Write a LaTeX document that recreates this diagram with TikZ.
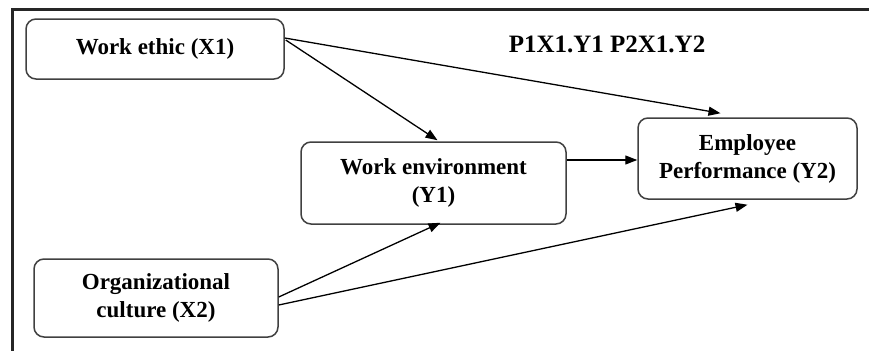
\documentclass[tikz,border=0pt]{standalone}
\usepackage{fontspec}
\setmainfont{Liberation Serif}
\usetikzlibrary{arrows.meta,calc}
\begin{document}
\begin{tikzpicture}[x=1pt,y=-1pt,
  box/.style={draw=black!75,line width=1.5pt,rounded corners=10pt,align=center,
    font=\fontsize{23}{28}\selectfont\bfseries,inner sep=0pt},
  conn/.style={line width=1.3pt,-{Triangle[length=12pt,width=9pt]}}]
\useasboundingbox (0,0) rectangle (869,351);
\draw[line width=3pt,black!85] (869,9) -- (12.5,9) -- (12.5,351);
\node[box,minimum width=258pt,minimum height=60pt] (we) at (155,49) {Work ethic (X1)};
\node[box,minimum width=265pt,minimum height=82pt] (env) at (433.5,183) {Work environment\\(Y1)};
\node[box,minimum width=219pt,minimum height=81pt] (y2) at (747.5,158.5) {Employee\\Performance (Y2)};
\node[box,minimum width=244pt,minimum height=78pt] (org) at (156,298) {Organizational\\culture (X2)};
\node[font=\fontsize{25}{30}\selectfont\bfseries] (lab) at (607,44) {P1X1.Y1 P2X1.Y2};
\draw[conn] ($(we.east)+(0,-11)$) -- ($(y2.north)+(-27,-4)$);
\draw[conn] ($(we.east)+(1,-9)$) -- ($(env.north)+(4,-1)$);
\draw[conn] ($(env.east)+(0,-23)$) -- ($(y2.west)+(0,1.5)$);
\draw[conn] ($(org.east)+(0,-1)$) -- ($(env.south)+(7,-2)$);
\draw[conn] ($(org.east)+(0,7)$) -- ($(y2.south)+(0,5)$);
\end{tikzpicture}
\end{document}
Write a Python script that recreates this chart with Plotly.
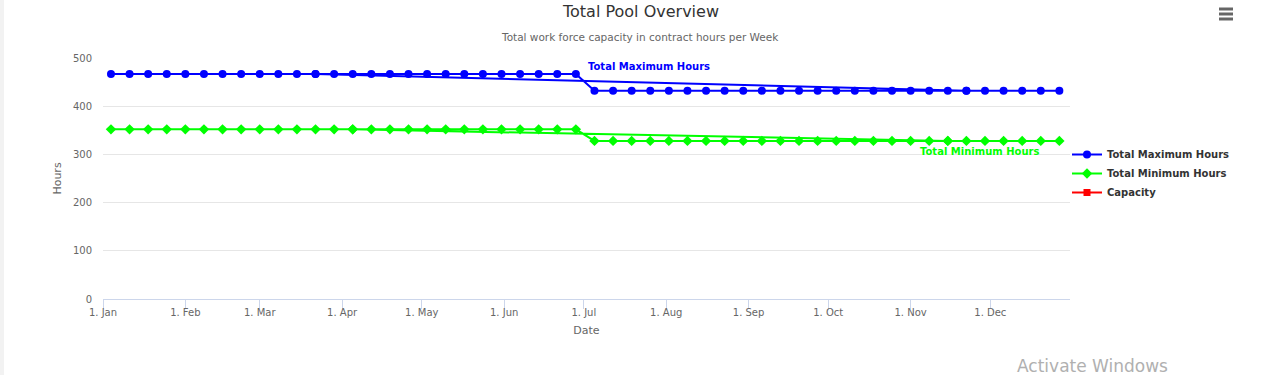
import plotly.graph_objects as go
import pandas as pd

# ---- data ----
week_dates = pd.date_range("2021-01-04", periods=52, freq="7D")
max_hours = [467, 467, 467, 467, 467, 467, 467, 467, 467, 467, 467, 467, 467,
             467, 467, 467, 467, 467, 467, 467, 467, 467, 467, 467, 467, 467,
             432, 432, 432, 432, 432, 432, 432, 432, 432, 432, 432, 432, 432,
             432, 432, 432, 432, 432, 432, 432, 432, 432, 432, 432, 432, 432]
min_hours = [352, 352, 352, 352, 352, 352, 352, 352, 352, 352, 352, 352, 352,
             352, 352, 352, 352, 352, 352, 352, 352, 352, 352, 352, 352, 352,
             328, 328, 328, 328, 328, 328, 328, 328, 328, 328, 328, 328, 328,
             328, 328, 328, 328, 328, 328, 328, 328, 328, 328, 328, 328, 328]
# unsorted trailing points in the source data (drawn in data order)
max_tail_dates = ["2021-11-22", "2021-03-22"]
max_tail_values = [432, 467]
min_tail_dates = ["2021-11-15", "2021-04-05"]
min_tail_values = [328, 352]

month_ticks = pd.date_range("2021-01-01", periods=12, freq="MS")
month_labels = ["1. Jan", "1. Feb", "1. Mar", "1. Apr", "1. May", "1. Jun",
                "1. Jul", "1. Aug", "1. Sep", "1. Oct", "1. Nov", "1. Dec"]

FONT = "DejaVu Sans"
BLUE = "#0000ff"
GREEN = "#00ff00"
RED = "#ff0000"

max_x = list(week_dates) + [pd.Timestamp(d) for d in max_tail_dates]
max_y = max_hours + max_tail_values
min_x = list(week_dates) + [pd.Timestamp(d) for d in min_tail_dates]
min_y = min_hours + min_tail_values

fig = go.Figure()
fig.add_trace(go.Scatter(
    x=max_x, y=max_y, mode="lines+markers", name="Total Maximum Hours",
    line=dict(color=BLUE, width=2), marker=dict(symbol="circle", size=8, color=BLUE),
))
fig.add_trace(go.Scatter(
    x=min_x, y=min_y, mode="lines+markers", name="Total Minimum Hours",
    line=dict(color=GREEN, width=2), marker=dict(symbol="diamond", size=8, color=GREEN),
))
fig.add_trace(go.Scatter(
    x=[None], y=[None], mode="lines+markers", name="Capacity",
    line=dict(color=RED, width=2), marker=dict(symbol="square", size=7, color=RED),
))

# series labels
fig.add_annotation(x=week_dates[25], y=max_hours[25], text="<b>Total Maximum Hours</b>",
                   showarrow=False, xanchor="left", yanchor="middle", xshift=10, yshift=7,
                   font=dict(family=FONT, size=10, color=BLUE))
fig.add_annotation(x=week_dates[48], y=min_hours[48], text="<b>Total Minimum Hours</b>",
                   showarrow=False, xanchor="center", yanchor="middle", xshift=-24, yshift=-11,
                   font=dict(family=FONT, size=10, color=GREEN))

W, H = 1288, 375
L, R, T, B = 103, 1070, 58, 299

def px_x(p):
    return (p - L) / (R - L)

def px_y(p):
    return (B - p) / (B - T)

# hamburger menu icon
for yy in (9, 14, 19):
    fig.add_shape(type="line", xref="paper", yref="paper",
                  x0=px_x(1219), x1=px_x(1233), y0=px_y(yy), y1=px_y(yy),
                  line=dict(color="#666666", width=3))

# left page strip
fig.add_shape(type="rect", xref="paper", yref="paper",
              x0=px_x(0), x1=px_x(4), y0=px_y(375), y1=px_y(0),
              fillcolor="#f2f2f2", line=dict(width=0), layer="below")

fig.add_annotation(xref="paper", yref="paper", x=px_x(1015), y=px_y(366),
                   text="Activate Windows", showarrow=False, xanchor="left", yanchor="middle",
                   font=dict(family=FONT, size=17, color="#b0b0b0"))

# title and subtitle
fig.add_annotation(xref="paper", yref="paper", x=px_x(640), y=px_y(11),
                   text="Total Pool Overview", showarrow=False,
                   xanchor="center", yanchor="middle",
                   font=dict(family=FONT, size=16, color="#333333"))
fig.add_annotation(xref="paper", yref="paper", x=px_x(640), y=px_y(37),
                   text="Total work force capacity in contract hours per Week",
                   showarrow=False, xanchor="center", yanchor="middle",
                   font=dict(family=FONT, size=10.5, color="#666666"))

fig.update_layout(
    width=W, height=H,
    margin=dict(l=L, r=W - R, t=T, b=H - B),
    paper_bgcolor="white", plot_bgcolor="white",
    font=dict(family=FONT, color="#666666", size=10),
    legend=dict(x=px_x(1067), y=px_y(140), xanchor="left", yanchor="top",
                font=dict(family=FONT, size=10, color="#333333", weight="bold"),
                itemwidth=30, tracegroupgap=0, bgcolor="rgba(0,0,0,0)"),
    showlegend=True,
)

fig.update_xaxes(
    range=[pd.Timestamp("2021-01-01"), pd.Timestamp("2021-12-31")],
    tickvals=list(month_ticks), ticktext=month_labels,
    showgrid=False, showline=True, linecolor="#ccd6eb", linewidth=1,
    ticks="outside", ticklen=9, tickcolor="#ccd6eb",
    tickfont=dict(family=FONT, size=10, color="#666666"), ticklabelstandoff=-5,
    title=dict(text="Date", font=dict(family=FONT, size=11, color="#666666"), standoff=9),
    zeroline=False,
)
fig.update_yaxes(
    range=[0, 500], tickvals=[0, 100, 200, 300, 400, 500],
    showgrid=True, gridcolor="#e6e6e6", gridwidth=1, showline=False, zeroline=False,
    tickfont=dict(family=FONT, size=10, color="#666666"), ticklabelstandoff=10,
    title=dict(text="Hours", font=dict(family=FONT, size=11, color="#666666"), standoff=9),
)

fig.write_html("out.html", config={"displayModeBar": False},
               post_script="document.body.style.margin='0';document.body.style.overflow='hidden';")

######

— What the task asks —
Reproduce the data above exactly, but only the lines from the one showing "Write a Python" through the one showing "import pandas as pd", with both ends kept and the pictures left out.

— Output —
Write a Python script that recreates this chart with Plotly.
import plotly.graph_objects as go
import pandas as pd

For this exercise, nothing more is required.